United States District Court, Southern District of New York (2023)

Facts

Issue

Holding — Rakoff, J.

Rule

Reasoning

Deep Dive: How the Court Reached Its Decision

Plaintiff's Allegations

The SEC alleged that DeFrancesco, along with other insiders at Cool Holdings, Inc., participated in a fraudulent scheme aimed at misleading investors about the company's operations and prospects to inflate its stock price. The complaint highlighted that DeFrancesco served as the chairman of Cool's board and was aware of the deteriorating relationship between Cool and Apple Inc., which severely impacted Cool's business expansion plans. Despite knowing that Apple had halted Cool's growth due to failures to meet performance standards, DeFrancesco allowed Cool to issue public statements suggesting a strong partnership and ambitious expansion goals. The SEC contended that DeFrancesco engaged in a "pump-and-dump" scheme, wherein he secretly amassed a significant portion of Cool's shares through nominee entities, promoted misleading information about Cool's prospects, and profited from selling shares at inflated prices. Through this scheme, DeFrancesco allegedly violated multiple securities laws by making false statements and omitting critical facts regarding the company's financial health and prospects.

Legal Standards for Securities Fraud

The court emphasized that to survive a motion to dismiss, a complaint must contain sufficient factual matter to state a claim that is plausible on its face. This involves meeting the heightened pleading standards for securities fraud claims under specific statutes, which require a plaintiff to plead fraud with particularity, including the specifics of the alleged false statements, the identities of the speakers, the timing of these statements, and the reasons they were misleading. The court highlighted that mere opinions or puffery are generally not actionable; however, if a statement contradicts known facts or includes untrue embedded facts, it may still be actionable. In addition, the court noted that disclosures about risks must accurately reflect the realities of a situation; generic warnings are insufficient when undisclosed facts dramatically affect an investor's understanding of risk.

Court's Reasoning on Puffery

The court evaluated DeFrancesco's assertion that certain statements made by Cool about its expansion plans were mere puffery and therefore non-actionable. It concluded that the statements were not general enough to be considered puffery, as they directly contradicted known facts about the relationship with Apple and the halt on expansion, which DeFrancesco was aware of. The court reasoned that because DeFrancesco knew that the expansion goals were impossible due to the ongoing issues with Apple, the statements made were misleading and actionable. The court referenced previous rulings that established any statements that contradict known facts cannot be classified as puffery. Therefore, the court found that the SEC adequately alleged that these statements were misleading and actionable under securities law.

Risk Disclosure Analysis

In assessing the adequacy of Cool's risk disclosures, the court noted that DeFrancesco's argument that the disclosures were sufficient failed. The SEC argued that the risk statements made by Cool were inadequate because they presented risks as future possibilities rather than reflecting the reality that these risks had already materialized. The court highlighted that generic warnings about potential risks do not satisfy the legal requirements if undisclosed facts would substantially alter an investor's perception of those risks. By failing to disclose the significant issues regarding its relationship with Apple, which had already impacted Cool's business, the court found that the risk disclosures did not meet the standard necessary to inform investors adequately. Thus, the SEC's claims regarding inadequate risk disclosures were sufficiently pled.

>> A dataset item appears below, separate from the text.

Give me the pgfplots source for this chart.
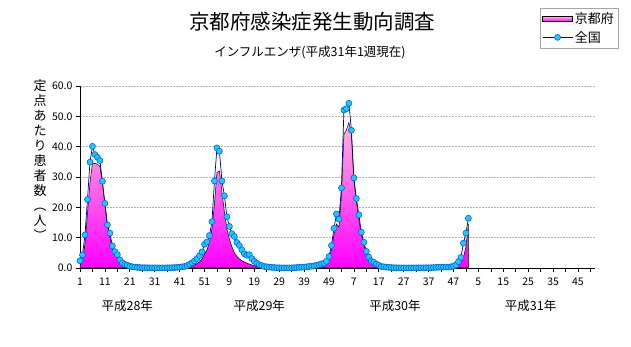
\documentclass[border=0pt]{standalone}
\usepackage{fontspec}
\setmainfont{Noto Sans CJK JP}
\usepackage{pgfplots}
\pgfplotsset{compat=1.18}
\usepackage{pgfplotstable}
\definecolor{kmag}{HTML}{FF00FF}
\definecolor{kpink}{HTML}{FFB8DC}
\definecolor{nline}{HTML}{000080}
\definecolor{mfill}{HTML}{1EC8FF}
\definecolor{mdraw}{HTML}{0064DC}
\definecolor{gridc}{HTML}{B4B4B4}

\pgfplotstableread{
i nat kyo
0 2.4 0.8
1 4.3 2.5
2 10.9 8.0
3 22.6 18.0
4 34.9 28.0
5 40.1 34.5
6 37.4 34.5
7 36.5 34.2
8 35.4 33.5
9 28.6 28.0
10 21.3 21.0
11 14.2 14.5
12 11.5 10.0
13 7.3 6.5
14 5.4 4.5
15 4.4 3.2
16 2.7 2.0
17 1.7 1.3
18 1.2 0.9
19 0.9 0.6
20 0.6 0.4
21 0.4 0.3
22 0.3 0.2
23 0.2 0.15
24 0.15 0.1
25 0.1 0.1
26 0.1 0.05
27 0.08 0.05
28 0.06 0.03
29 0.05 0.03
30 0.05 0.02
31 0.04 0.02
32 0.04 0.02
33 0.05 0.03
34 0.05 0.03
35 0.06 0.05
36 0.08 0.05
37 0.1 0.08
38 0.15 0.1
39 0.2 0.15
40 0.3 0.2
41 0.4 0.25
42 0.5 0.3
43 0.8 0.4
44 1.2 0.5
45 1.7 0.7
46 2.3 1.0
47 3.1 1.4
48 4.1 2.0
49 5.3 3.0
50 7.8 4.5
51 8.6 6.0
52 10.7 8.5
53 15.3 13.0
54 28.7 21.0
55 39.6 31.5
56 38.5 32.0
57 28.7 25.0
58 23.8 18.5
59 16.9 13.0
60 13.7 9.5
61 11.3 7.0
62 10.4 5.0
63 8.4 3.8
64 7.4 3.0
65 6.0 2.4
66 4.7 2.0
67 4.2 1.6
68 4.4 1.3
69 3.1 1.0
70 2.2 0.8
71 1.6 0.6
72 1.1 0.4
73 0.8 0.3
74 0.5 0.2
75 0.4 0.15
76 0.3 0.1
77 0.2 0.1
78 0.15 0.08
79 0.1 0.05
80 0.08 0.05
81 0.06 0.03
82 0.05 0.03
83 0.05 0.02
84 0.05 0.02
85 0.06 0.03
86 0.1 0.05
87 0.15 0.08
88 0.2 0.1
89 0.25 0.12
90 0.3 0.15
91 0.4 0.15
92 0.5 0.2
93 0.6 0.3
94 0.7 0.4
95 0.9 0.5
96 1.1 0.6
97 1.3 0.8
98 1.6 1.2
99 2.2 1.8
100 3.8 3.2
101 7.4 6.0
102 13.1 11.0
103 17.8 14.5
104 16.1 13.5
105 26.4 24.0
106 52.1 44.0
107 52.5 45.5
108 54.3 48.0
109 45.4 44.0
110 29.7 29.0
111 22.9 22.0
112 17.5 16.0
113 11.8 11.0
114 8.5 7.5
115 5.5 5.0
116 3.6 3.5
117 2.2 2.3
118 1.9 1.6
119 1.3 1.1
120 0.9 0.8
121 0.5 0.5
122 0.4 0.3
123 0.3 0.2
124 0.2 0.1
125 0.15 0.1
126 0.1 0.05
127 0.08 0.05
128 0.06 0.04
129 0.05 0.03
130 0.05 0.03
131 0.04 0.02
132 0.04 0.02
133 0.05 0.02
134 0.05 0.03
135 0.05 0.03
136 0.06 0.03
137 0.06 0.04
138 0.07 0.04
139 0.08 0.05
140 0.09 0.05
141 0.1 0.05
142 0.15 0.08
143 0.2 0.1
144 0.25 0.12
145 0.3 0.15
146 0.3 0.15
147 0.3 0.2
148 0.3 0.25
149 0.4 0.3
150 0.6 0.4
151 1.0 0.6
152 2.1 1.0
153 3.5 1.8
154 8.2 3.5
155 11.5 7.0
156 16.4 14.5
}\datatable

\begin{document}
\begin{tikzpicture}
\useasboundingbox (0,0) rectangle (631pt,347pt);
\node[font=\fontsize{20.5}{23}\selectfont, anchor=center] at (312pt,325pt) {京都府感染症発生動向調査};
\node[font=\fontsize{12.5}{14}\selectfont, anchor=center] at (310pt,295pt) {インフルエンザ(平成31年1週現在)};
\node[font=\fontsize{13}{15}\selectfont, align=center, anchor=center] at (40pt,187pt) {定\\点\\あ\\た\\り\\患\\者\\数\\︵\\人\\︶};
\begin{axis}[
  at={(80pt,79pt)}, anchor=south west,
  scale only axis, width=515.4pt, height=182pt,
  xmin=0, xmax=207, ymin=0, ymax=60,
  clip=false,
  axis x line*=bottom, axis y line*=left,
  axis line style={black, line width=0.8pt},
  xtick={0,10,...,200},
  xticklabels={1,11,21,31,41,51,9,19,29,39,49,7,17,27,37,47,5,15,25,35,45},
  minor xtick={5,15,...,205},
  ytick={0,10,...,60},
  tick align=outside,
  major tick length=4pt, minor tick length=4pt,
  tick style={black, line width=0.6pt},
  ymajorgrids,
  major grid style={gridc, dash pattern=on 2pt off 1pt, line width=0.5pt},
  /pgf/number format/assume math mode=true,
  tick label style={font=\fontsize{10.5}{12}\selectfont},
  yticklabel style={/pgf/number format/.cd, fixed, fixed zerofill, precision=1},
  xticklabel style={yshift=-2pt},
  legend style={at={(0.8925,1.4286)}, anchor=north west, draw=gray!70,
    font=\fontsize{13}{14}\selectfont, inner xsep=2pt, inner ysep=2.5pt, row sep=2pt},
  legend cell align=left,
]
\addplot[draw=black, line width=0.5pt, top color=kpink, bottom color=kmag,
  legend image code/.code={\draw[black, line width=0.5pt, top color=kpink, bottom color=kmag] (0pt,-2.5pt) rectangle (30pt,2.5pt);}]
  table[x=i, y=kyo] {\datatable} \closedcycle;
\addlegendentry{京都府}
\addplot[color=nline, line width=0.7pt, mark=*, mark size=3pt,
  mark options={fill=mfill, draw=mdraw, line width=0.6pt},
  legend image code/.code={\draw[mark repeat=2, mark phase=2] plot coordinates {(0pt,0pt) (15pt,0pt) (30pt,0pt)};}]
  table[x=i, y=nat] {\datatable};
\addlegendentry{全国}
\node[font=\fontsize{12.5}{14}\selectfont] at (axis cs:19,-12.5) {平成28年};
\node[font=\fontsize{12.5}{14}\selectfont] at (axis cs:72,-12.5) {平成29年};
\node[font=\fontsize{12.5}{14}\selectfont] at (axis cs:126.5,-12.5) {平成30年};
\node[font=\fontsize{12.5}{14}\selectfont] at (axis cs:181,-12.5) {平成31年};
\end{axis}
\end{tikzpicture}
\end{document}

Allegations of Misleading Promotion

The court responded to DeFrancesco's argument regarding his alleged role in disseminating misleading promotional materials. It clarified that the SEC did not claim DeFrancesco was the maker of any specific misstatements in promotional articles but rather that he orchestrated a scheme that included these misleading statements. The court found that the SEC adequately alleged that DeFrancesco engaged in deceptive conduct beyond merely making misstatements. Specifically, the court pointed to DeFrancesco's secret acquisition of a substantial portion of Cool's stock through nominee entities, his failure to disclose this control, and his involvement in orchestrating a fraudulent promotional campaign to inflate Cool's stock price. This combination of actions constituted sufficient grounds for scheme liability under securities laws, as they represented a coordinated effort to deceive investors.